OBJECTIVE
Reproduce all the entries exactly and keep the pictures out.

##### PROVIDED RECORDS

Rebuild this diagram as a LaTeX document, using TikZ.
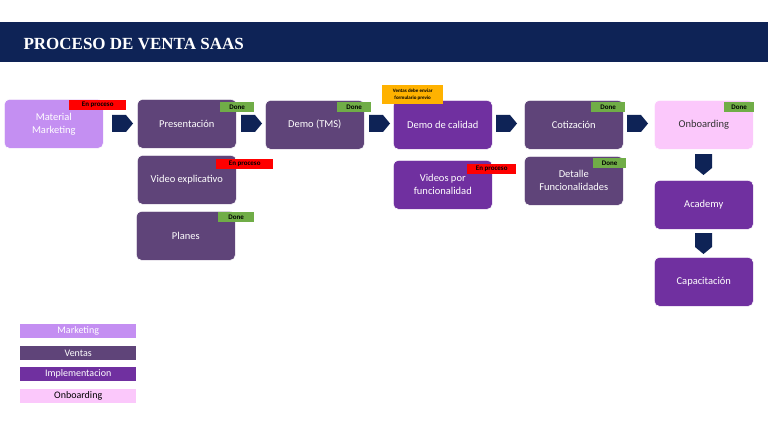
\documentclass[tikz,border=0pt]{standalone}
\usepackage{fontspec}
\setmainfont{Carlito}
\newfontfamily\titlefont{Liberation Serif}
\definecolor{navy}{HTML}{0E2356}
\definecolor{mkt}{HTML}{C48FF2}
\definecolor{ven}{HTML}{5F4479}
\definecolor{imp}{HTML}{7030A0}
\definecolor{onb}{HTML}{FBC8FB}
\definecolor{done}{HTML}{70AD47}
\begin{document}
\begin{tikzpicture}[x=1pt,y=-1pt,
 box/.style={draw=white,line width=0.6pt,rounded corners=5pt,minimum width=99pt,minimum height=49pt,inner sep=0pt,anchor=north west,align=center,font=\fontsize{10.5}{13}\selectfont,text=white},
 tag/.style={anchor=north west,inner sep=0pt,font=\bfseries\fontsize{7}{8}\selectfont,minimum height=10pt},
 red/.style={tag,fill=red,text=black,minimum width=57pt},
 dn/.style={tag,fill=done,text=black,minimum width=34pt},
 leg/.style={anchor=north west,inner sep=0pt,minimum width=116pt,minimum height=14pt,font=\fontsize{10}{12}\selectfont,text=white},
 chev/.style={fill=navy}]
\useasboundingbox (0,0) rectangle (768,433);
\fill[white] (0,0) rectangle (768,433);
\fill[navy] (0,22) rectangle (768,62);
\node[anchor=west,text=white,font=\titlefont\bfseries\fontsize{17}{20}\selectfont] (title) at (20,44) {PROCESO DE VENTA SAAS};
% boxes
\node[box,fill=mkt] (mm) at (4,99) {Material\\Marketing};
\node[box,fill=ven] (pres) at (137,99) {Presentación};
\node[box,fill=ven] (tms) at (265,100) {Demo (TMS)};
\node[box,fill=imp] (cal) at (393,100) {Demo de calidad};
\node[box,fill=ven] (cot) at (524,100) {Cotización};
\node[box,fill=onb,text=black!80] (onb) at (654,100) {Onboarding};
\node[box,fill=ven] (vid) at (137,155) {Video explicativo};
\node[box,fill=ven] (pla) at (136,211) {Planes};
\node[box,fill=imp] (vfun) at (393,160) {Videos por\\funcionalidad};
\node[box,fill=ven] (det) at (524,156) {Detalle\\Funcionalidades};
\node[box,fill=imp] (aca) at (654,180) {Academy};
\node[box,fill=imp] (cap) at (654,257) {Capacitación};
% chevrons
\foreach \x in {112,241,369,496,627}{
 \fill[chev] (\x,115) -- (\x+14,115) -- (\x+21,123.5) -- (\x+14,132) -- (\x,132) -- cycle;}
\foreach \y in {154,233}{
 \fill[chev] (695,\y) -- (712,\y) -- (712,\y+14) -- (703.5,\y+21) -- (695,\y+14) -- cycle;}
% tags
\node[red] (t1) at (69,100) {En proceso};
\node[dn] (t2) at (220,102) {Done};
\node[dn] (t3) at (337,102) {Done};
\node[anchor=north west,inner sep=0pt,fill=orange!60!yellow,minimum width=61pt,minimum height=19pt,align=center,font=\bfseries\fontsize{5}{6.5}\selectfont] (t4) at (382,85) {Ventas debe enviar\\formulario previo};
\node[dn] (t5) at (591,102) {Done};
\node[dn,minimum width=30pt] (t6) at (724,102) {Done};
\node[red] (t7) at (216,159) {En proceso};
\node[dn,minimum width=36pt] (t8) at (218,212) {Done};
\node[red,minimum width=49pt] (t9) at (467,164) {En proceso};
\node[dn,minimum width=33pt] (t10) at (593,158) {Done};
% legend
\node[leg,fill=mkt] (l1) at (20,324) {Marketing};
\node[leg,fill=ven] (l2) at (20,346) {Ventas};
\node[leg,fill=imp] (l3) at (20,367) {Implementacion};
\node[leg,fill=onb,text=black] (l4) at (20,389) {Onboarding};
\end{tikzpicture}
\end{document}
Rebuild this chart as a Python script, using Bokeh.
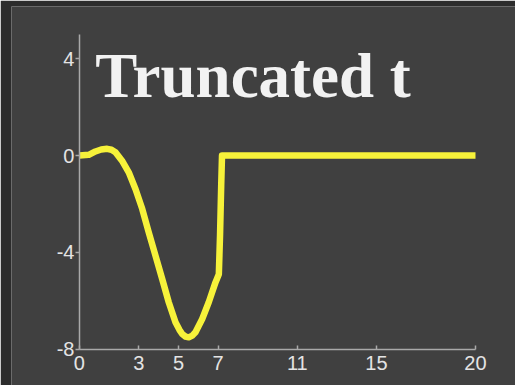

##########

WRITTEN REPLY
Rebuild this diagram as a LaTeX document, using TikZ.
\documentclass[tikz,border=0pt]{standalone}
\usepackage{fontspec}
\setmainfont{Carlito}
\newfontfamily\titlefont{Liberation Serif}
\definecolor{navy}{HTML}{0E2356}
\definecolor{mkt}{HTML}{C48FF2}
\definecolor{ven}{HTML}{5F4479}
\definecolor{imp}{HTML}{7030A0}
\definecolor{onb}{HTML}{FBC8FB}
\definecolor{done}{HTML}{70AD47}
\begin{document}
\begin{tikzpicture}[x=1pt,y=-1pt,
 box/.style={draw=white,line width=0.6pt,rounded corners=5pt,minimum width=99pt,minimum height=49pt,inner sep=0pt,anchor=north west,align=center,font=\fontsize{10.5}{13}\selectfont,text=white},
 tag/.style={anchor=north west,inner sep=0pt,font=\bfseries\fontsize{7}{8}\selectfont,minimum height=10pt},
 red/.style={tag,fill=red,text=black,minimum width=57pt},
 dn/.style={tag,fill=done,text=black,minimum width=34pt},
 leg/.style={anchor=north west,inner sep=0pt,minimum width=116pt,minimum height=14pt,font=\fontsize{10}{12}\selectfont,text=white},
 chev/.style={fill=navy}]
\useasboundingbox (0,0) rectangle (768,433);
\fill[white] (0,0) rectangle (768,433);
\fill[navy] (0,22) rectangle (768,62);
\node[anchor=west,text=white,font=\titlefont\bfseries\fontsize{17}{20}\selectfont] (title) at (20,44) {PROCESO DE VENTA SAAS};
% boxes
\node[box,fill=mkt] (mm) at (4,99) {Material\\Marketing};
\node[box,fill=ven] (pres) at (137,99) {Presentación};
\node[box,fill=ven] (tms) at (265,100) {Demo (TMS)};
\node[box,fill=imp] (cal) at (393,100) {Demo de calidad};
\node[box,fill=ven] (cot) at (524,100) {Cotización};
\node[box,fill=onb,text=black!80] (onb) at (654,100) {Onboarding};
\node[box,fill=ven] (vid) at (137,155) {Video explicativo};
\node[box,fill=ven] (pla) at (136,211) {Planes};
\node[box,fill=imp] (vfun) at (393,160) {Videos por\\funcionalidad};
\node[box,fill=ven] (det) at (524,156) {Detalle\\Funcionalidades};
\node[box,fill=imp] (aca) at (654,180) {Academy};
\node[box,fill=imp] (cap) at (654,257) {Capacitación};
% chevrons
\foreach \x in {112,241,369,496,627}{
 \fill[chev] (\x,115) -- (\x+14,115) -- (\x+21,123.5) -- (\x+14,132) -- (\x,132) -- cycle;}
\foreach \y in {154,233}{
 \fill[chev] (695,\y) -- (712,\y) -- (712,\y+14) -- (703.5,\y+21) -- (695,\y+14) -- cycle;}
% tags
\node[red] (t1) at (69,100) {En proceso};
\node[dn] (t2) at (220,102) {Done};
\node[dn] (t3) at (337,102) {Done};
\node[anchor=north west,inner sep=0pt,fill=orange!60!yellow,minimum width=61pt,minimum height=19pt,align=center,font=\bfseries\fontsize{5}{6.5}\selectfont] (t4) at (382,85) {Ventas debe enviar\\formulario previo};
\node[dn] (t5) at (591,102) {Done};
\node[dn,minimum width=30pt] (t6) at (724,102) {Done};
\node[red] (t7) at (216,159) {En proceso};
\node[dn,minimum width=36pt] (t8) at (218,212) {Done};
\node[red,minimum width=49pt] (t9) at (467,164) {En proceso};
\node[dn,minimum width=33pt] (t10) at (593,158) {Done};
% legend
\node[leg,fill=mkt] (l1) at (20,324) {Marketing};
\node[leg,fill=ven] (l2) at (20,346) {Ventas};
\node[leg,fill=imp] (l3) at (20,367) {Implementacion};
\node[leg,fill=onb,text=black] (l4) at (20,389) {Onboarding};
\end{tikzpicture}
\end{document}
Rebuild this chart as a Python script, using Bokeh.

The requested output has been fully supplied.